A ceiling fan is a fixture common in many homes, often operating quietly overhead to provide a comfortable environment. Its primary function is to move air within a room, which creates a cooling sensation in warmer months and helps to circulate heated air during colder periods. This seemingly simple appliance converts electrical energy into controlled rotational motion, which is then translated into directed air movement for year-round thermal efficiency. The fan’s effectiveness is a result of coordinated engineering between its power source, the shape of its blades, and the controls that manage its rotation.
The Motor and Electrical Power
The core mechanism for converting household electricity into motion is the electric motor, typically a single-phase AC induction motor in most residential fans. This motor relies on the principle of electromagnetic induction to generate the necessary torque for rotation. Alternating current (AC) is supplied to the stationary part of the motor, called the stator, which is wound with copper coils.
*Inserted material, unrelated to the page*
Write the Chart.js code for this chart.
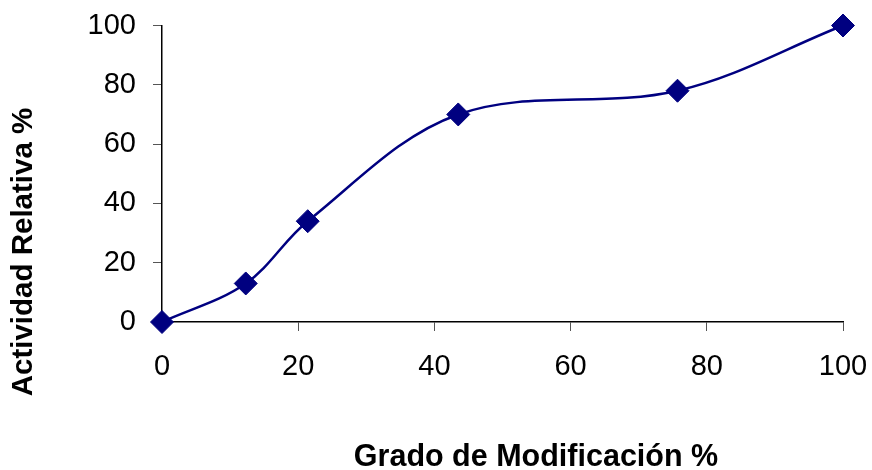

When the AC flows through the stator windings, it creates a rotating magnetic field. This rotating field induces a current in the rotor, which is the moving part of the motor, often designed as a squirrel-cage structure. The interaction between the magnetic field of the stator and the induced current in the rotor produces a force that causes the rotor and the attached spindle to spin. Since a single-phase induction motor is not inherently self-starting, a capacitor is wired into the circuit to create a phase shift in one of the windings, which is necessary to initiate the rotational magnetic field and get the fan turning.
Blade Design and Airflow Dynamics
The efficiency of a ceiling fan in moving air is heavily dependent on the design of its blades, particularly the blade pitch. Blade pitch is the angle of the blade relative to the horizontal plane of rotation, and it is a defining factor in how much air is pushed with each rotation. Most fans are engineered with a pitch between 12 and 15 degrees, as this range offers a beneficial balance between maximizing airflow and limiting the power consumed by the motor.
Blade shape is also important, as curved or contoured blades are designed to push air more efficiently than flat blades, improving circulation. As the blades rotate, they function like airfoils, creating a high-pressure zone below the blade and a low-pressure zone above it. This pressure differential is the aerodynamic principle that pulls air from above the fan and pushes it downward in a column, creating the perceived cooling effect without actually lowering the room’s temperature. The volume of air moved is often measured in Cubic Feet per Minute (CFM), which is a key metric for a fan’s performance.
Directional Control and Speed Settings
User interaction with the fan often involves controlling the speed and the direction of rotation. Speed control in most modern fans is achieved by varying the electrical power delivered to the motor, typically by introducing different-sized capacitors into the circuit. A speed-selector switch, which can be a pull chain, wall control, or remote, selects a combination of capacitors to regulate the voltage and limit the motor’s torque. Reducing the capacitance value lowers the voltage across the motor, which in turn reduces the speed of the fan.
The rotational direction is managed by a reverse switch, which is commonly a small toggle located on the motor housing. Flipping this switch electrically reverses the polarity of one of the motor’s internal windings, which changes the direction of the rotating magnetic field. In the summer, the fan rotates counterclockwise to create a downdraft, which produces a cooling breeze, while in winter, a clockwise rotation at a low speed creates an updraft. This updraft pushes warm air that has naturally risen near the ceiling down the walls and back into the living space, improving heat distribution.